Chargeback (Ters İbraz), müşterinin bankasına harcama itirazında bulunmasıdır. Yurt dışı işlemlerde, kart kuruluşlarının (Visa, Mastercard) uluslararası kuralları devreye girer. Bu kurallar, genellikle satıcıdan (işletme) daha fazla kanıt (gönderim belgesi, teslimat kaydı vb.) talep eder ve süreç, yurt içi işlemlere göre daha uzundur. Ayrıca, ABD gibi bazı büyük pazarlarda 3D Secure kullanımının opsiyonel olması, yetkisiz kullanım kaynaklı dolandırıcılık riskini ve dolayısıyla Chargeback oranını artırır.
Sadece Visa ve Mastercard kabul etmek yeterli değildir. Başarılı bir uluslararası tahsilat için, hedef pazarın yaygın olarak kullandığı yerel ödeme yöntemleri entegre edilmelidir. Örneğin, Avrupa için iDEAL veya SOFORT, ABD için American Express (Amex), Asya pazarı için ise yerel dijital cüzdanlar ve büyük kart şemaları (örneğin UnionPay) işlem başarı oranınızı (Conversion Rate) ciddi ölçüde yükseltir.
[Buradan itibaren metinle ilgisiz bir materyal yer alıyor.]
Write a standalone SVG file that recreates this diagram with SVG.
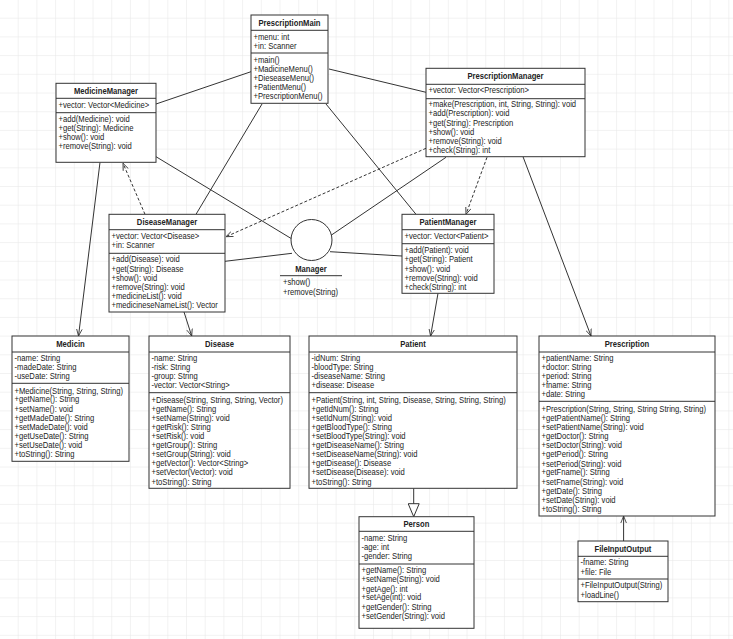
<svg xmlns="http://www.w3.org/2000/svg" width="733" height="639" viewBox="0 0 733 639">
<defs>
<pattern id="grid" width="18.7" height="18.7" patternUnits="userSpaceOnUse"><path d="M18.7 0V18.7H0" fill="none" stroke="#e6e6e6" stroke-width="1"/></pattern>
<marker id="open" viewBox="0 0 10 10" refX="10" refY="5" markerWidth="7" markerHeight="7" orient="auto-start-reverse"><path d="M0 1L10 5L0 9" fill="none" stroke="#333" stroke-width="1.2"/></marker>
<marker id="tri" viewBox="0 0 14 12" refX="13.5" refY="6" markerWidth="14" markerHeight="12" markerUnits="userSpaceOnUse" orient="auto"><path d="M0.5 0.5L13.5 6L0.5 11.5Z" fill="#fff" stroke="#333"/></marker>
<style>
.b{fill:#fff;stroke:#333;stroke-width:1}
.d{stroke:#333;stroke-width:1}
text{font-family:"Liberation Sans",Arial,sans-serif;font-size:8.5px;fill:#222}
.t{font-weight:bold;text-anchor:middle}
.c line{stroke:#333;stroke-width:1;fill:none}
.dash{stroke-dasharray:3 2}
</style>
</defs>
<rect width="733" height="639" fill="#fff"/>
<rect width="733" height="639" fill="url(#grid)"/>

<g class="c" id="connectors">
<line x1="251" y1="71.7" x2="156" y2="104"/>
<line x1="329" y1="69" x2="426" y2="92.3"/>
<line x1="262" y1="104" x2="196" y2="214.3"/>
<line x1="326" y1="104" x2="416" y2="214.3"/>
<line x1="156" y1="156.7" x2="292" y2="239"/>
<line x1="446" y1="157.3" x2="330" y2="236"/>
<line x1="225" y1="261.3" x2="292" y2="253.3"/>
<line x1="330" y1="251.7" x2="402" y2="256"/>
<line x1="100" y1="162.3" x2="78.5" y2="336" marker-end="url(#open)"/>
<line x1="184" y1="312" x2="191.7" y2="336" marker-end="url(#open)"/>
<line x1="438" y1="293.3" x2="430.6" y2="336" marker-end="url(#open)"/>
<line x1="523" y1="156.7" x2="591" y2="336" marker-end="url(#open)"/>
<line class="dash" x1="145" y1="214.3" x2="123" y2="163.3" marker-end="url(#open)"/>
<line class="dash" x1="426" y1="148.3" x2="226" y2="236.7" marker-end="url(#open)"/>
<line class="dash" x1="487" y1="157.3" x2="466" y2="214.3" marker-end="url(#open)"/>
<line x1="413.7" y1="488.3" x2="413.7" y2="516.7" marker-end="url(#tri)"/>
<line x1="623.6" y1="541" x2="623.6" y2="516" marker-end="url(#open)"/>
</g>

<g id="PrescriptionMain">
<rect class="b" x="251" y="15" width="77" height="88.3"/>
<line class="d" x1="251" y1="30.3" x2="328" y2="30.3"/><line class="d" x1="251" y1="53" x2="328" y2="53"/>
<g transform="translate(253.5,0) scale(0.9,1)">
<text class="t" x="40" y="26">PrescriptionMain</text>
<text y="40">+menu: int</text><text y="48.7">+in: Scanner</text>
<text y="63">+main()</text><text y="71.7">+MadicineMenu()</text><text y="81">+DieseaseMenu()</text><text y="89.7">+PatientMenu()</text><text y="99.3">+PrescriptionMenu()</text>
</g></g>

<g id="MedicineManager">
<rect class="b" x="56" y="83.3" width="100" height="79"/>
<line class="d" x1="56" y1="98.3" x2="156" y2="98.3"/><line class="d" x1="56" y1="112.7" x2="156" y2="112.7"/>
<g transform="translate(58.5,0) scale(0.9,1)">
<text class="t" x="52.8" y="94">MedicineManager</text>
<text y="107.7">+vector: Vector&lt;Medicine&gt;</text>
<text y="121.7">+add(Medicine): void</text><text y="131">+get(String): Medicine</text><text y="140">+show(): void</text><text y="149.3">+remove(String): void</text>
</g></g>

<g id="PrescriptionManager">
<rect class="b" x="426" y="68.3" width="159" height="88.4"/>
<line class="d" x1="426" y1="84.3" x2="585" y2="84.3"/><line class="d" x1="426" y1="98.7" x2="585" y2="98.7"/>
<g transform="translate(428.5,0) scale(0.9,1)">
<text class="t" x="85.6" y="79.3">PrescriptionManager</text>
<text y="93">+vector: Vector&lt;Prescription&gt;</text>
<text y="107.3">+make(Prescription, int, String, String): void</text><text y="116">+add(Prescription): void</text><text y="125.7">+get(String): Prescription</text><text y="134.7">+show(): void</text><text y="143.7">+remove(String): void</text><text y="153">+check(String): int</text>
</g></g>

<g id="DiseaseManager">
<rect class="b" x="109" y="214.3" width="116" height="97.7"/>
<line class="d" x1="109" y1="229.7" x2="225" y2="229.7"/><line class="d" x1="109" y1="253.3" x2="225" y2="253.3"/>
<g transform="translate(111.5,0) scale(0.9,1)">
<text class="t" x="61.7" y="225">DiseaseManager</text>
<text y="239.3">+vector: Vector&lt;Disease&gt;</text><text y="248">+in: Scanner</text>
<text y="262.3">+add(Disease): void</text><text y="271.7">+get(String): Disease</text><text y="280.7">+show(): void</text><text y="290">+remove(String): void</text><text y="299">+medicineList(): void</text><text y="308.3">+medicineseNameList(): Vector</text>
</g></g>

<g id="Manager">
<circle class="b" cx="311.5" cy="240" r="20.5"/>
<line class="d" x1="280" y1="275.7" x2="342" y2="275.7"/>
<g transform="translate(283,0) scale(0.9,1)">
<text class="t" x="31.1" y="271.7">Manager</text>
<text y="285.3">+show()</text><text y="295">+remove(String)</text>
</g></g>

<g id="PatientManager">
<rect class="b" x="402" y="214.3" width="92" height="79"/>
<line class="d" x1="402" y1="229.7" x2="494" y2="229.7"/><line class="d" x1="402" y1="243.7" x2="494" y2="243.7"/>
<g transform="translate(404.5,0) scale(0.9,1)">
<text class="t" x="48.3" y="225">PatientManager</text>
<text y="239.3">+vector: Vector&lt;Patient&gt;</text>
<text y="253.3">+add(Patient): void</text><text y="262.3">+get(String): Patient</text><text y="271.7">+show(): void</text><text y="280.7">+remove(String): void</text><text y="290">+check(String): int</text>
</g></g>

<g id="Medicin">
<rect class="b" x="12" y="336" width="117" height="125.3"/>
<line class="d" x1="12" y1="352" x2="129" y2="352"/><line class="d" x1="12" y1="383.3" x2="129" y2="383.3"/>
<g transform="translate(14.5,0) scale(0.9,1)">
<text class="t" x="62.2" y="347">Medicin</text>
<text y="361">-name: String</text><text y="370">-madeDate: String</text><text y="379">-useDate: String</text>
<text y="393.7">+Medicine(String, String, String)</text><text y="402.3">+getName(): String</text><text y="411.7">+setName(): void</text><text y="420.7">+getMadeDate(): String</text><text y="430">+setMadeDate(): void</text><text y="439">+getUseDate(): String</text><text y="448.3">+setUseDate(): void</text><text y="457">+toString(): String</text>
</g></g>

<g id="Disease">
<rect class="b" x="149" y="336" width="141" height="152.3"/>
<line class="d" x1="149" y1="352" x2="290" y2="352"/><line class="d" x1="149" y1="392.7" x2="290" y2="392.7"/>
<g transform="translate(151.5,0) scale(0.9,1)">
<text class="t" x="75.6" y="347">Disease</text>
<text y="361">-name: String</text><text y="370">-risk: String</text><text y="379">-group: String</text><text y="388">-vector: Vector&lt;String&gt;</text>
<text y="402.7">+Disease(String, String, String, Vector)</text><text y="412">+getName(): String</text><text y="421">+setName(String): void</text><text y="430">+getRisk(): String</text><text y="439">+setRisk(): void</text><text y="447.7">+getGroup(): String</text><text y="456.7">+setGroup(String): void</text><text y="466">+getVector(): Vector&lt;String&gt;</text><text y="475">+setVector(Vector): void</text><text y="485">+toString(): String</text>
</g></g>

<g id="Patient">
<rect class="b" x="309" y="336" width="208" height="152.3"/>
<line class="d" x1="309" y1="352" x2="517" y2="352"/><line class="d" x1="309" y1="392.7" x2="517" y2="392.7"/>
<g transform="translate(311.5,0) scale(0.9,1)">
<text class="t" x="112.8" y="347">Patient</text>
<text y="361">-idNum: String</text><text y="370">-bloodType: String</text><text y="379">-diseaseName: String</text><text y="388">+disease: Disease</text>
<text y="402.7">+Patient(String, int, String, Disease, String, String, String)</text><text y="412">+getIdNum(): String</text><text y="421">+setIdNum(String): void</text><text y="430">+getBloodType(): String</text><text y="439">+setBloodType(String): void</text><text y="447.7">+getDiseaseName(): String</text><text y="456.7">+setDiseaseName(String): void</text><text y="466">+getDisease(): Disease</text><text y="475">+setDisease(Disease): void</text><text y="485">+toString(): String</text>
</g></g>

<g id="Prescription">
<rect class="b" x="539" y="336" width="176" height="180"/>
<line class="d" x1="539" y1="352" x2="715" y2="352"/><line class="d" x1="539" y1="401.3" x2="715" y2="401.3"/>
<g transform="translate(541.5,0) scale(0.9,1)">
<text class="t" x="95" y="347">Prescription</text>
<text y="361">+patientName: String</text><text y="370">+doctor: String</text><text y="379">+period: String</text><text y="388">+fname: String</text><text y="397.3">+date: String</text>
<text y="412">+Prescription(String, String, String String, String)</text><text y="421">+getPatientName(): String</text><text y="430">+setPatientName(String): void</text><text y="439">+getDoctor(): String</text><text y="448.3">+setDoctor(String): void</text><text y="457.3">+getPeriod(): String</text><text y="466.7">+setPeriod(String): void</text><text y="475.3">+getFname(): String</text><text y="484.7">+setFname(String): void</text><text y="493.7">+getDate(): String</text><text y="503">+setDate(String): void</text><text y="512">+toString(): String</text>
</g></g>

<g id="Person">
<rect class="b" x="359" y="516.7" width="115" height="111.6"/>
<line class="d" x1="359" y1="531.3" x2="474" y2="531.3"/><line class="d" x1="359" y1="564" x2="474" y2="564"/>
<g transform="translate(361.5,0) scale(0.9,1)">
<text class="t" x="61.1" y="527.3">Person</text>
<text y="541">-name: String</text><text y="550.3">-age: int</text><text y="559.3">-gender: String</text>
<text y="573.3">+getName(): String</text><text y="582">+setName(String): void</text><text y="591.7">+getAge(): int</text><text y="600.3">+setAge(int): void</text><text y="610">+getGender(): String</text><text y="619">+setGender(String): void</text>
</g></g>

<g id="FileInputOutput">
<rect class="b" x="578" y="541" width="90" height="60.7"/>
<line class="d" x1="578" y1="556.3" x2="668" y2="556.3"/><line class="d" x1="578" y1="579" x2="668" y2="579"/>
<g transform="translate(580.5,0) scale(0.9,1)">
<text class="t" x="47.2" y="552">FileInputOutput</text>
<text y="565.3">-fname: String</text><text y="575">+file: File</text>
<text y="588.3">+FileInputOutput(String)</text><text y="597.7">+loadLine()</text>
</g></g>
</svg>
Yurt dışı tahsilatta maliyetler genellikle yüksektir çünkü işleme birden fazla uluslararası banka ve kart kuruluşu katılır. Komisyon oranları (MDR) yurt dışı kartlar için daha yüksektir ve ek olarak Döviz Çevrim Ücretleri (FX Fee) doğar. Ayrıca, tahsil edilen yabancı paranın işletme hesabına Türk Lirası olarak aktarılması sürecinde kur riski ortaya çıkar. Global Fintech çözümleri, bu riski yönetmek için farklı para birimlerinde hesap tutma imkanı sunabilir.
İşletme, yalnızca kart kabul eden bir aracı yerine, çoklu para birimi (Multi-Currency) yönetimi sunan, hedef pazarların yerel ödeme yöntemlerini destekleyen ve gelişmiş dolandırıcılık (Fraud) önleme araçlarına sahip bir Fintech veya Ödeme Kuruluşu ile çalışmalıdır. Sağlayıcının, uluslararası mevzuata uyum konusunda destek sağlaması ve Chargeback süreçlerini yönetmede deneyimli olması kritiktir.